Who is the fertilizer generation? They are the first wave of Bible students who accepted Jesus and found God’s calling in UBF just after the first Korean missionaries came to America or to other nations. Primarily they are those who committed to UBF ideology in the 1970’s and 1980’s, and grew through the early 1990’s. But their commitment was not deemed “good enough” and they “fell away” from the faith. In reality, they were ground up and spit out, while UBF leaders re-focused on new, young, “leadership material”.
I never heard an official explanation of what the term “fertilizer generation” meant but I did hear Samuel Lee reference the term one time when I had breakfast with Sarah Barry. But it seems obvious now: When the Korean UBF missionaries came to North America, they didn’t quite know what they were doing. That is why they almost lost their mission entirely in Winnepeg, Canada. Nobody in UBF will talk about any facts about Winnepeg UBF: just that it failed somehow. There are many mysterious stories about those early days. Many people were simply written out of UBF history.

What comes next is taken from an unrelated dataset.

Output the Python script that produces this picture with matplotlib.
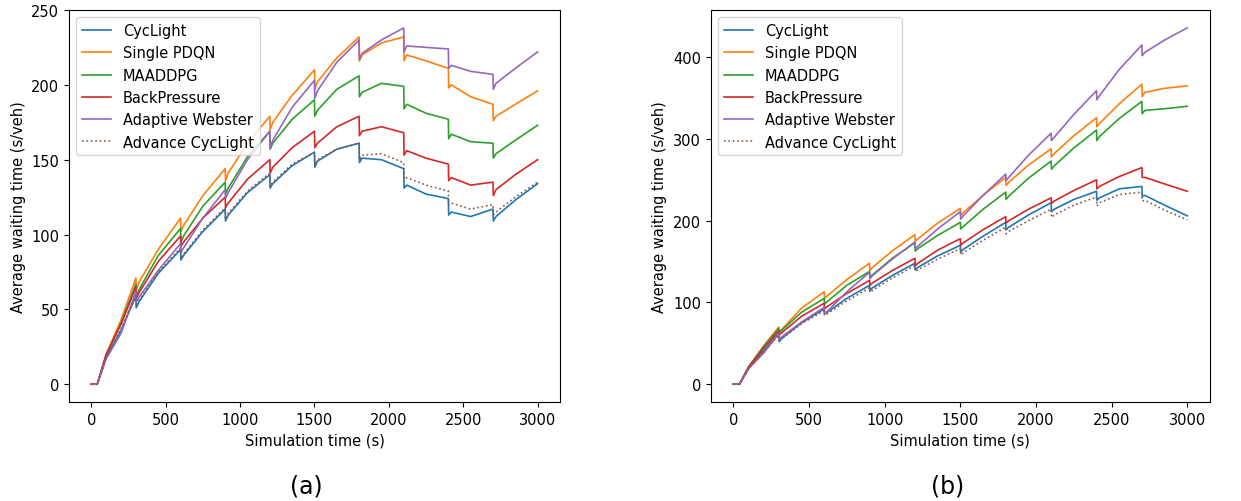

If I look back at some of the events I witnessed (either firsthand or by knowing the people involved), I think the meaning of the fertilizer generation is clear: an experiment meant only as soil to grow something else. I was so focused on my own life at the time, I either ignored things or didn’t have the capacity to do anything about it.

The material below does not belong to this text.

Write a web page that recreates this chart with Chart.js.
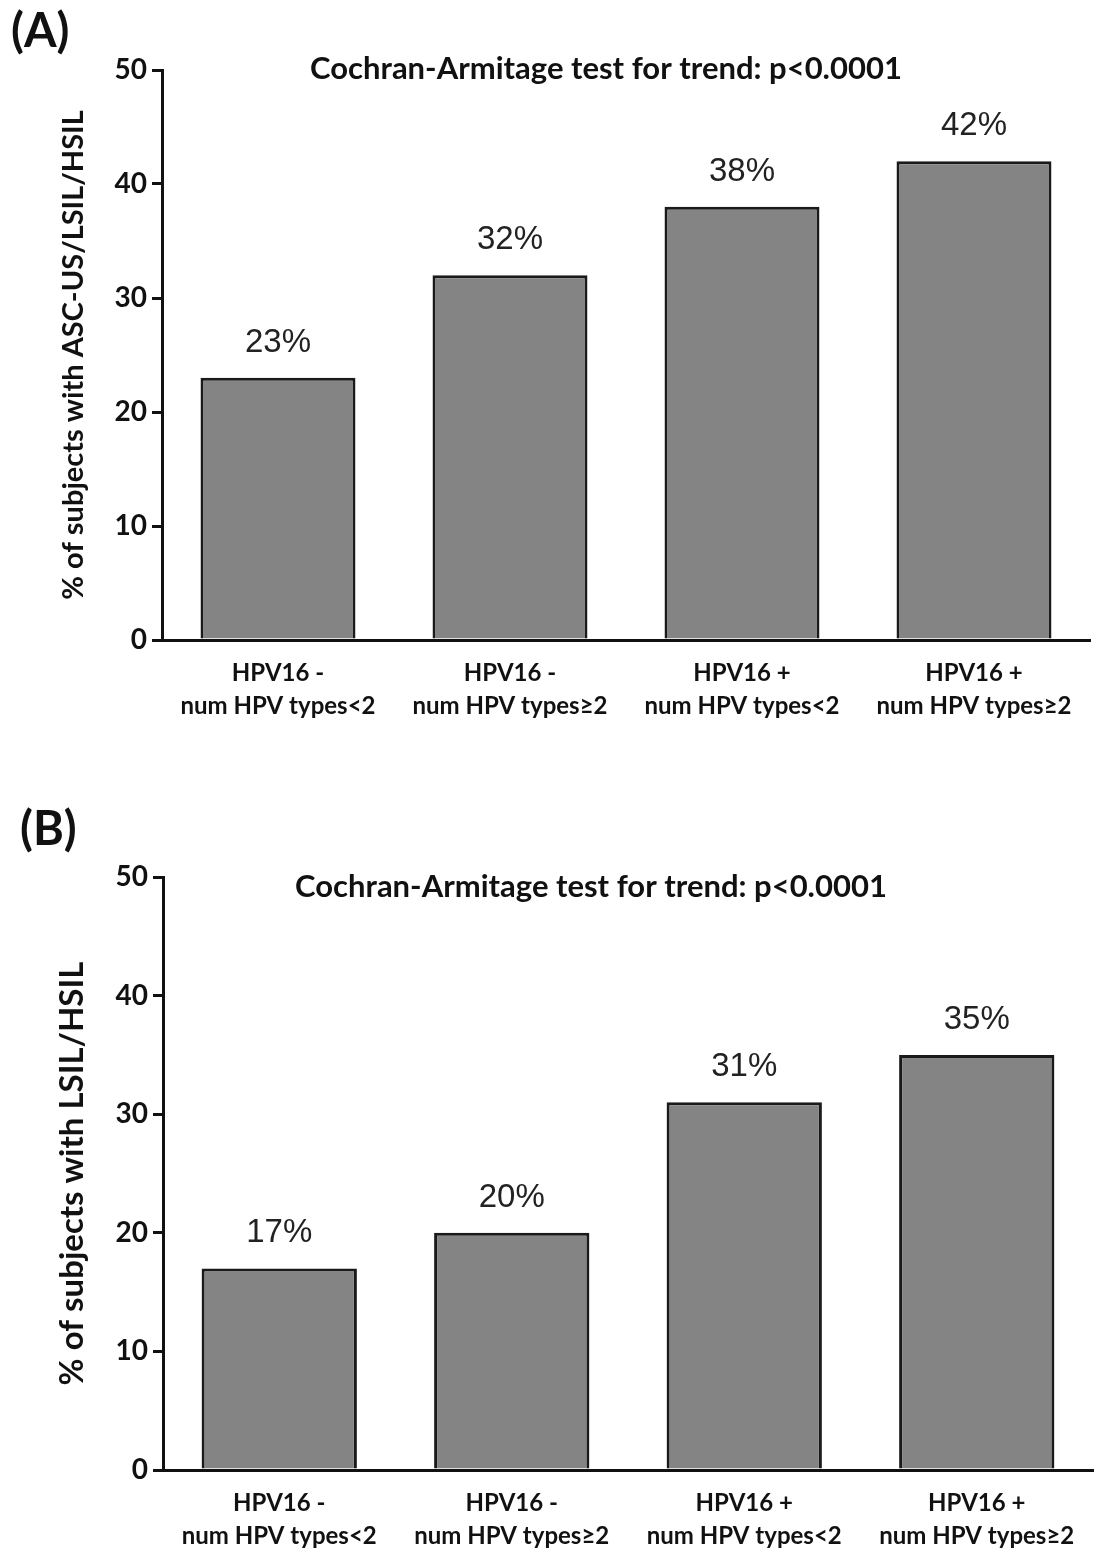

Some people in UBF wonder why ex-UBF people don’t display “love and affection” or “kind words” toward UBF. Well perhaps this is why. I “grew up” in UBF where these things actually happened in the 1980’s and 1990’s:
– one family tried to take a family vacation, they were rebuked for going on vacation, when their car broke down on the way, they were told that God was angry with them and had ruined their plans; no family dared to take a family vacation for quite a few years
– several families were rebuked publicly for having a Christmas tree
– several young leaders were rebuked for wanting to go trick-or-treating with their children
– several families were rebuked for buying a TV and for being lazy and indulging in entertainment
– one brother smashed a Christian music tape of another brother, because it was deemed too worldly
– Bible students were told that computer technology was not spiritual and it was inappropriate to answer Bible study question sheets on a computer; printing out your testimony or Bible verses on paper was considered cheating
– one brother was called Satan for visiting his brother’s wedding
– one brother was asked to drop his pants in private to show obedience, then left the ministry
– one brother was asked to drop his pants to display whether he was circumcised or not
– one leader was arrested on campus for public exposure (not sure if any actual charges)

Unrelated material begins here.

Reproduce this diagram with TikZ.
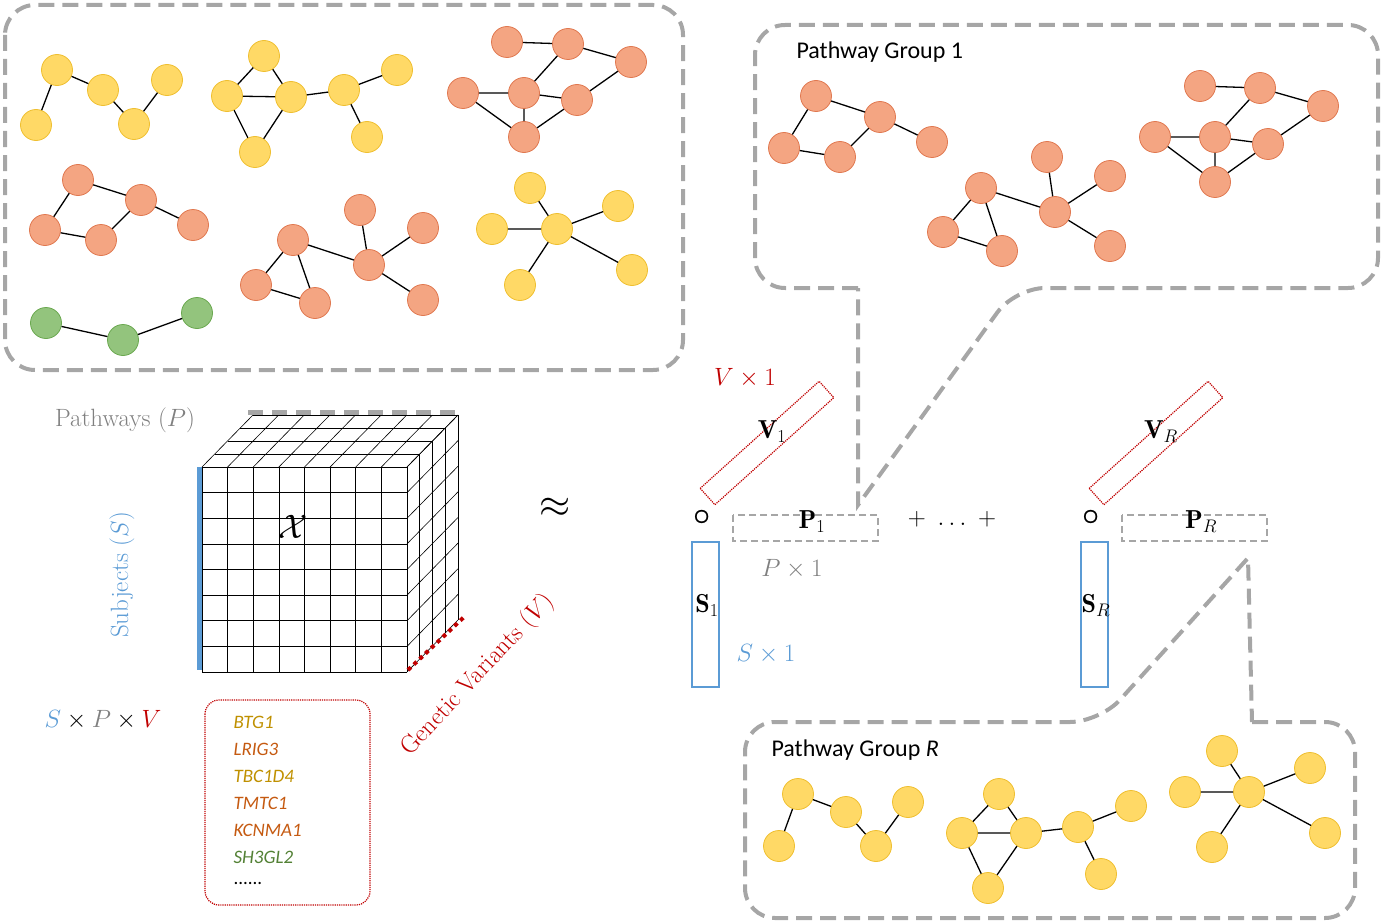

– one brother was a homosexual and allowed to be a children’s ministry leader, but later “excommunicated” after it was clearly known that he was homosexual
– one sister was a border-line homosexual and coerced to marry a brother who was not told about her situation
– one leader suddenly announced he had a mistress and 2 children at a Friday meeting, then left
– some Christmas messages graphically used the words “pee” and “poop” when describing baby Jesus’ humanity
– when one Christmas offering didn’t reach the required goal, leaders were rebuked and made to offer more, even though more than $12,000 was already offered by a rather small number of people
– attendance records for Bible study and Sunday service were tracked on large bulletin boards in the main Sunday service room, so it was easy to see who missed
– some leaders were well-informed as to who missed their offering each Sunday, as well as having a detailed report of all people who offered and how much they offered. Offerings were tracked so often that leaders knew whether someone had increased or decreased their offering over time
– when one brother received a letter with a newspaper article mentioning possible problems with UBF, a leader took the letter away and would not give it back
There are dozens if not hundreds of more events like this, but I’ll stop here. I think you get the point. These kinds of actions, and worse, are how UBF was built. It is not a small matter. It is not a matter of “just forgive and move on.” It is a matter of conscience.
I write these things on this blog, not for now, but for the future. In a few years, when the next wave of leaders exit UBF, they will have something and someone to help them.